IONDRIVE LTD (ION) - From Batteries To Beyond: How DES Technology Scales Recycling
Description
A quieter revolution is unfolding inside battery recycling: selective chemistry that finally makes economic and environmental sense. We sit down with Dr Ebbe Dommisse, CEO of Iondrive, to explore how deep eutectic solvents enable clean, closed-loop recovery of critical minerals from battery black mass, e-waste, magnets, and end-of-life solar panels—and why that unlocks real scale.
We trace the strategic entry into Europe through a €3.1 million German battery recycling consortium led by RWTH Aachen and Fraunhofer. With upstream partners supplying black mass and downstream partners preparing to validate cells, the project closes the loop from waste to new materials. Ebbe explains how DES separates nickel and cobalt with high selectivity, cuts the environmental footprint versus hydrometallurgy, and lines up with strict European regulations.
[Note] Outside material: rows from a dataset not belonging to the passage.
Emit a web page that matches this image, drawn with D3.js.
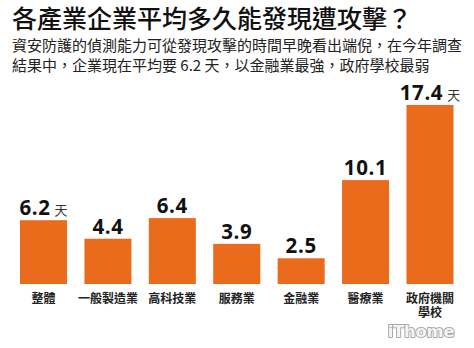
<!DOCTYPE html>
<html>
<head>
<meta charset="utf-8">
<script src="https://cdn.jsdelivr.net/npm/d3@7"></script>
<style>
  html, body { margin: 0; padding: 0; background: #fff; }
  svg { display: block; }
</style>
</head>
<body>
<script>
// Average days to detect an attack, by industry
const categories = ["整體", "一般製造業", "高科技業", "服務業", "金融業", "醫療業", "政府機關學校"];
const categoryLines = [["整體"], ["一般製造業"], ["高科技業"], ["服務業"], ["金融業"], ["醫療業"], ["政府機關", "學校"]];
const days = [6.2, 4.4, 6.4, 3.9, 2.5, 10.1, 17.4];
const unitShown = [true, false, false, false, false, false, true];

const title = "各產業企業平均多久能發現遭攻擊？";
const subtitle = [
  "資安防護的偵測能力可從發現攻擊的時間早晚看出端倪，在今年調查",
  "結果中，企業現在平均要 6.2 天，以金融業最強，政府學校最弱"
];

const W = 474, H = 348;
const cjk = "'Noto Sans CJK TC', 'Noto Sans CJK SC', sans-serif";
const num = "'Open Sans', 'Noto Sans', sans-serif";

const svg = d3.select("body").append("svg").attr("width", W).attr("height", H);

svg.append("text")
  .attr("x", 12).attr("y", 28)
  .attr("font-family", cjk).attr("font-size", 25).attr("font-weight", 500)
  .attr("fill", "#111")
  .text(title);

svg.selectAll("text.sub").data(subtitle).join("text")
  .attr("class", "sub")
  .attr("x", 12).attr("y", (d, i) => 51 + i * 20)
  .attr("font-family", cjk).attr("font-size", 15).attr("fill", "#222")
  .text(d => d);

const x = d3.scaleBand().domain(categories).range([20, 453.5]).paddingInner(0.27).paddingOuter(0);
const y = d3.scaleLinear().domain([0, 18]).range([284, 284 - 18 * 10.29]);

const g = svg.append("g");

g.selectAll("rect.bar").data(categories).join("rect")
  .attr("class", "bar")
  .attr("x", d => x(d))
  .attr("y", (d, i) => y(days[i]))
  .attr("width", x.bandwidth())
  .attr("height", (d, i) => y(0) - y(days[i]))
  .attr("fill", "#EA6B1C");

// value labels, with the unit on the first and last bars
const vl = g.selectAll("text.val").data(categories).join("text")
  .attr("class", "val")
  .attr("x", d => x(d) + x.bandwidth() / 2)
  .attr("y", (d, i) => y(days[i]) - 5)
  .attr("text-anchor", "middle")
  .attr("fill", "#111");
vl.append("tspan")
  .attr("font-family", num).attr("font-weight", 700).attr("font-size", 20.5)
  .attr("letter-spacing", 0.6)
  .text((d, i) => d3.format(".1f")(days[i]));
vl.filter((d, i) => unitShown[i]).append("tspan")
  .attr("dx", 4)
  .attr("font-family", cjk).attr("font-size", 13).attr("fill", "#333")
  .text("天");

// category labels, one text element per line
const catLines = categories.flatMap((c, i) => categoryLines[i].map((t, j) => ({ c, t, j })));
g.selectAll("text.cat").data(catLines).join("text")
  .attr("class", "cat")
  .attr("text-anchor", "middle")
  .attr("font-family", cjk).attr("font-size", 12).attr("font-weight", 700)
  .attr("fill", "#222")
  .attr("x", d => x(d.c) + x.bandwidth() / 2)
  .attr("y", d => 303 + d.j * 13.5)
  .text(d => d.t);

// logo
const defs = svg.append("defs");
defs.append("filter").attr("id", "soft")
  .append("feGaussianBlur").attr("stdDeviation", 0.4);
svg.append("text")
  .attr("x", 421).attr("y", 337)
  .attr("text-anchor", "middle")
  .attr("font-family", "'DejaVu Sans', sans-serif")
  .attr("font-weight", 700).attr("font-size", 16.5)
  .attr("letter-spacing", -0.3)
  .attr("fill", "#f4f4f4").attr("stroke", "#aaa").attr("stroke-width", 2)
  .attr("paint-order", "stroke")
  .attr("stroke-linejoin", "round")
  .attr("filter", "url(#soft)")
  .text("iThome");
</script>
</body>
</html>
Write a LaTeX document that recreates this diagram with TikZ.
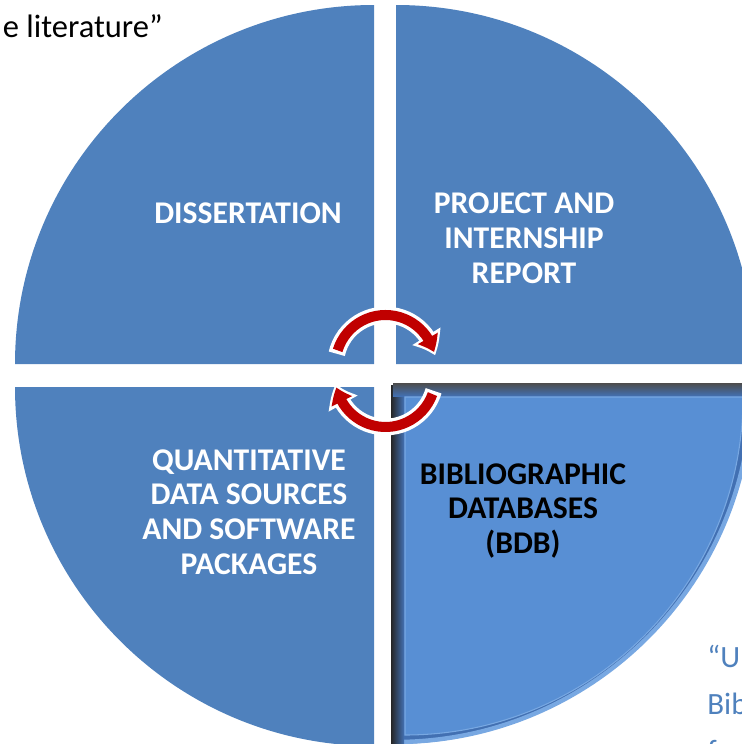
\documentclass[tikz,border=0pt]{standalone}
\usepackage{fontspec}
\setmainfont{Carlito}
\usetikzlibrary{arrows.meta,bending}
\definecolor{quadblue}{RGB}{79,129,189}
\definecolor{bdbblue}{RGB}{88,143,212}
\definecolor{bdbedge}{RGB}{66,112,178}
\definecolor{bdbrim}{RGB}{120,168,226}
\definecolor{cyclered}{RGB}{192,0,0}
\begin{document}
\begin{tikzpicture}[x=0.02cm,y=-0.02cm,
	quadlabel/.style={text=white,font=\bfseries\fontsize{18}{19.8}\selectfont,align=center},
	bdblabel/.style={quadlabel,text=black},
	cycleback/.style={white,line width=9.5pt,-{Triangle[bend,width=18pt,length=12pt]}},
	cyclefront/.style={cyclered,line width=5.7pt,-{Triangle[bend,width=12.5pt,length=8.5pt]}}]
	\useasboundingbox (0,0) rectangle (742,744);
	\fill[quadblue] (374,364)--(15,364) arc[start angle=180,end angle=270,radius=359]--cycle;
	\fill[quadblue] (396,364)--(396,5) arc[start angle=270,end angle=360,radius=359]--cycle;
	\fill[quadblue] (374,387)--(15,387) arc[start angle=180,end angle=90,radius=359]--cycle;
	\fill[bdbedge] (393,385)--(752,385) arc[start angle=0,end angle=90,radius=359]--cycle;
	\draw[bdbrim,line width=2.5pt] (752,385) arc[start angle=0,end angle=90,radius=357];
	\fill[left color=black!85,right color=bdbedge] (391,385) rectangle (404,744);
	\fill[top color=black!70,bottom color=bdbedge] (393,383) rectangle (742,396);
	\fill[bdbblue] (405,397)--(743,397) arc[start angle=0,end angle=90,radius=338]--cycle;
	\draw[bdbrim,line width=0.6pt] (405,397)--(743,397) arc[start angle=0,end angle=90,radius=338]--cycle;
	\draw[cycleback] (385.5,365)++(193:50) arc[start angle=193,end angle=349,radius=50];
	\draw[cyclefront] (385.5,365)++(197:50) arc[start angle=197,end angle=345,radius=50];
	\draw[cycleback] (385.5,377)++(16:50) arc[start angle=16,end angle=172,radius=50];
	\draw[cyclefront] (385.5,377)++(20:50) arc[start angle=20,end angle=168,radius=50];
	\node[quadlabel,anchor=base] (diss) at (248,223) {DISSERTATION};
	\node[quadlabel] (proj) at (524,238) {PROJECT AND\\INTERNSHIP\\REPORT};
	\node[quadlabel] (quant) at (249,512) {QUANTITATIVE\\DATA SOURCES\\AND SOFTWARE\\PACKAGES};
	\node[bdblabel] (bdb) at (523,511) {BIBLIOGRAPHIC\\DATABASES\\(BDB)};
	\node[anchor=base east,inner sep=0,font=\fontsize{18.5}{22}\selectfont] (lit) at (163,37) {e literature”};
	\node[anchor=north west,inner sep=0,align=left,text=quadblue,font=\fontsize{17.6}{26.6}\selectfont] (quote) at (707,645) {“U\\Bib\\fo};
\end{tikzpicture}
\end{document}
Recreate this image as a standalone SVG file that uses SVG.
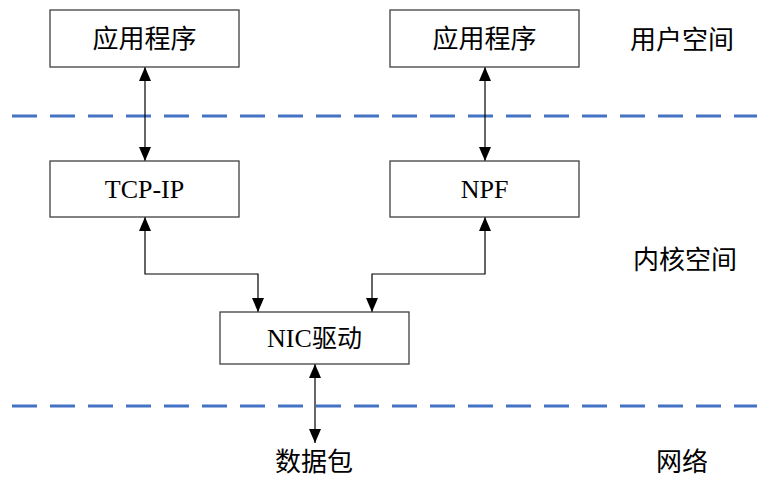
<svg xmlns="http://www.w3.org/2000/svg" width="757" height="479" viewBox="0 0 757 479">
<style>
.box{fill:#fff;stroke:#404040;stroke-width:1.3}
.t{font-family:"Liberation Serif","Noto Sans CJK SC",serif;font-size:26px;fill:#000;text-anchor:middle}
.c{font-family:"Noto Sans CJK SC","Liberation Serif",serif;font-size:26px;fill:#000;text-anchor:middle}
.dash{stroke:#4472C4;stroke-width:3;stroke-dasharray:25 13;fill:none}
.conn{stroke:#000;stroke-width:1.2;fill:none;marker-start:url(#ah);marker-end:url(#ah)}
</style>
<defs>
<marker id="ah" viewBox="0 0 14 12" refX="14" refY="6" markerWidth="14" markerHeight="12" markerUnits="userSpaceOnUse" orient="auto-start-reverse">
<path d="M0,0 L14,6 L0,12 z" fill="#000"/>
</marker>
</defs>
<rect width="757" height="479" fill="#fff"/>
<g id="dividers">
<line class="dash" x1="12" y1="116" x2="757" y2="116"/>
<line class="dash" x1="12" y1="406" x2="757" y2="406"/>
</g>
<g id="connectors">
<path class="conn" d="M145,67 V161"/>
<path class="conn" d="M485,67 V161"/>
<path class="conn" d="M145,217 V274 H258 V312"/>
<path class="conn" d="M485,217 V274 H372 V312"/>
<path class="conn" d="M315,364 V443"/>
</g>
<g id="app1"><rect class="box" x="50" y="10" width="189" height="57"/><text class="c" x="144.5" y="48">应用程序</text></g>
<g id="app2"><rect class="box" x="390" y="10" width="189" height="57"/><text class="c" x="484.5" y="48">应用程序</text></g>
<g id="tcpip"><rect class="box" x="50" y="161" width="189" height="56"/><text class="t" x="144.5" y="198">TCP-IP</text></g>
<g id="npf"><rect class="box" x="390" y="161" width="189" height="56"/><text class="t" x="484.5" y="198">NPF</text></g>
<g id="nic"><rect class="box" x="220" y="312" width="189" height="52"/><text class="t" x="314.5" y="347"><tspan>NIC</tspan><tspan font-family="Noto Sans CJK SC" font-size="25">驱动</tspan></text></g>
<g id="packet"><text class="c" x="314" y="471">数据包</text></g>
<g id="labels">
<text class="c" x="682" y="49">用户空间</text>
<text class="c" x="685" y="269">内核空间</text>
<text class="c" x="682" y="471">网络</text>
</g>
</svg>
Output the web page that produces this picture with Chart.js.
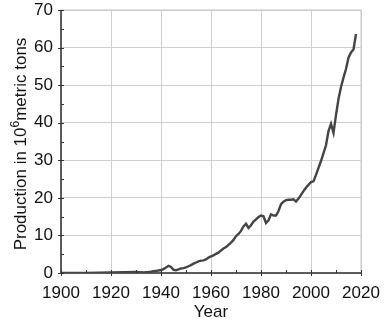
<!DOCTYPE html>
<html>
<head>
<meta charset="utf-8">
<script src="https://cdn.jsdelivr.net/npm/chart.js@4"></script>
<style>
  html, body { margin: 0; padding: 0; background: #fff; }
  #wrap { width: 390px; height: 328px; }
</style>
</head>
<body>
<div id="wrap"><canvas id="chart" width="390" height="328"></canvas></div>
<script>
// ----------------------------
// DATA (world production, 10^6 metric tons)
// ----------------------------
const years = [
  1900, 1905, 1910, 1915, 1920, 1925, 1930, 1933, 1935, 1936, 1937, 1938, 1939,
  1940, 1941, 1942, 1943, 1944, 1945, 1946, 1947, 1948, 1949,
  1950, 1951, 1952, 1953, 1954, 1955, 1956, 1957, 1958, 1959,
  1960, 1961, 1962, 1963, 1964, 1965, 1966, 1967, 1968, 1969,
  1970, 1971, 1972, 1973, 1974, 1975, 1976, 1977, 1978, 1979,
  1980, 1981, 1982, 1983, 1984, 1985, 1986, 1987, 1988, 1989,
  1990, 1991, 1992, 1993, 1994, 1995, 1996, 1997, 1998, 1999,
  2000, 2001, 2002, 2003, 2004, 2005, 2006, 2007, 2008, 2009,
  2010, 2011, 2012, 2013, 2014, 2015, 2016, 2017, 2018
];
const production = [
  0.01, 0.02, 0.04, 0.07, 0.13, 0.18, 0.27, 0.14, 0.26, 0.36, 0.49, 0.58, 0.68,
  0.8, 1.05, 1.45, 1.9, 1.6, 0.85, 0.75, 0.95, 1.2, 1.3,
  1.5, 1.8, 2.1, 2.5, 2.8, 3.1, 3.3, 3.35, 3.6, 4.1,
  4.4, 4.7, 5.1, 5.4, 6.0, 6.5, 6.9, 7.5, 8.1, 8.8,
  9.8, 10.4, 11.2, 12.4, 13.1, 12.0, 12.7, 13.7, 14.3, 14.9,
  15.3, 15.1, 13.3, 14.0, 15.6, 15.3, 15.3, 16.5, 18.3, 19.0,
  19.4, 19.5, 19.5, 19.6, 19.0, 19.8, 20.8, 21.8, 22.7, 23.5,
  24.2, 24.4, 26.1, 28.0, 29.8, 31.9, 34.0, 37.8, 39.7, 37.3,
  42.0, 46.3, 49.5, 52.0, 54.3, 57.3, 58.7, 59.5, 63.6
];
const xTicks = [1900, 1920, 1940, 1960, 1980, 2000, 2020];
const yTicks = [0, 10, 20, 30, 40, 50, 60, 70];

const FONT = "'Liberation Sans', Arial, Helvetica, sans-serif";

// ----------------------------
// PLUGIN: frame, ticks and axis titles
// ----------------------------
const axisDecor = {
  id: "axisDecor",
  afterDraw(chart) {
    const { ctx, chartArea: a, scales: { x, y } } = chart;
    ctx.save();

    // light frame on top/right
    ctx.strokeStyle = "#c8c8c8";
    ctx.lineWidth = 1;
    ctx.strokeRect(a.left, a.top, a.right - a.left, a.bottom - a.top);

    // dark axes
    ctx.strokeStyle = "#333";
    ctx.lineWidth = 1.5;
    ctx.beginPath();
    ctx.moveTo(a.left, a.top);
    ctx.lineTo(a.left, a.bottom);
    ctx.lineTo(a.right, a.bottom);
    ctx.stroke();

    // ticks
    ctx.lineWidth = 1;
    for (let v = 0; v <= 70; v += 5) {
      const py = Math.round(y.getPixelForValue(v)) + 0.5;
      const major = v % 10 === 0;
      ctx.beginPath();
      ctx.moveTo(a.left - (major ? 3 : 0), py);
      ctx.lineTo(a.left + 3, py);
      ctx.stroke();
    }
    for (let v = 1900; v <= 2020; v += 10) {
      const px = Math.round(x.getPixelForValue(v)) + 0.5;
      const major = v % 20 === 0;
      ctx.beginPath();
      ctx.moveTo(px, a.bottom + (major ? 3 : 0));
      ctx.lineTo(px, a.bottom - 3);
      ctx.stroke();
    }

    // titles
    ctx.fillStyle = "#111";
    ctx.font = "17px " + FONT;
    ctx.textAlign = "center";
    ctx.textBaseline = "middle";
    ctx.fillText("Year", (a.left + a.right) / 2, 312);

    const p1 = "Production in 10", sup = "6", p2 = "metric tons";
    ctx.font = "17px " + FONT;
    const w1 = ctx.measureText(p1).width;
    const w3 = ctx.measureText(p2).width;
    ctx.font = "12px " + FONT;
    const w2 = ctx.measureText(sup).width;
    const total = w1 + w2 + w3;
    ctx.translate(20, 144);
    ctx.rotate(-Math.PI / 2);
    ctx.textAlign = "left";
    ctx.textBaseline = "alphabetic";
    let cx = -total / 2;
    ctx.font = "17px " + FONT;
    ctx.fillText(p1, cx, 6);
    cx += w1;
    ctx.font = "12px " + FONT;
    ctx.fillText(sup, cx, -1);
    cx += w2;
    ctx.font = "17px " + FONT;
    ctx.fillText(p2, cx, 6);

    ctx.restore();
  }
};

// ----------------------------
// CHART
// ----------------------------
new Chart(document.getElementById("chart").getContext("2d"), {
  type: "line",
  data: {
    datasets: [{
      data: years.map((yr, i) => ({ x: yr, y: production[i] })),
      borderColor: "#444",
      borderWidth: 2.4,
      pointRadius: 0,
      fill: false,
      tension: 0
    }]
  },
  options: {
    responsive: false,
    animation: false,
    layout: { padding: { top: 10, right: 29, left: 0, bottom: 0 } },
    plugins: { legend: { display: false }, tooltip: { enabled: false } },
    scales: {
      x: {
        type: "linear",
        min: 1900,
        max: 2020,
        afterBuildTicks: (s) => { s.ticks = xTicks.map(v => ({ value: v })); },
        afterFit: (s) => { s.height = 55; s.paddingLeft = 0; s.paddingRight = 0; },
        ticks: {
          color: "#111", font: { family: FONT, size: 17 }, padding: 10, maxRotation: 0,
          callback: (v) => String(v)
        },
        grid: { color: "#cfcfcf", drawTicks: false },
        border: { display: false }
      },
      y: {
        min: 0,
        max: 70,
        afterBuildTicks: (s) => { s.ticks = yTicks.map(v => ({ value: v })); },
        afterFit: (s) => { s.width = 61; s.paddingTop = 0; s.paddingBottom = 0; },
        ticks: { color: "#111", font: { family: FONT, size: 17 }, padding: 8 },
        grid: { color: "#cfcfcf", drawTicks: false },
        border: { display: false }
      }
    }
  },
  plugins: [axisDecor]
});
</script>
</body>
</html>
Beyond chemistry, the win is commercial: secured feedstock, credible offtake, and performance validation that matters to OEMs.
Urban mining becomes the broader play. In North America, the focus is permanent magnets and rare earth recovery alongside partner Colt Recycling. In Europe, EV batteries still dominate, with solar waste rising fast. In Australia, a wave of retired solar panels brings silver and silicon recovery to the fore, supported by local partnerships and policy engagement. We break down why Iron Drive is pursuing two complementary deployment models—hub-and-spoke for Europe’s centralised processing, and modular, co-located units for the geographic sprawl of the US—so the same DES platform can flex across regions and feedstocks.
We also map the near-term milestones: commissioning an Australian pilot plant supported by a government grant, initial debugging, then shipping to Germany for consortium operations on a defined timeline. Expect announcements on technology expansion across e-waste verticals, plus additional supply and offtake agreements that firm up volume. If you care about battery recycling, rare earth supply chains, and the economics of circular materials, this conversation offers a clear view of where the market is going and how a chemistry-first approach can lead.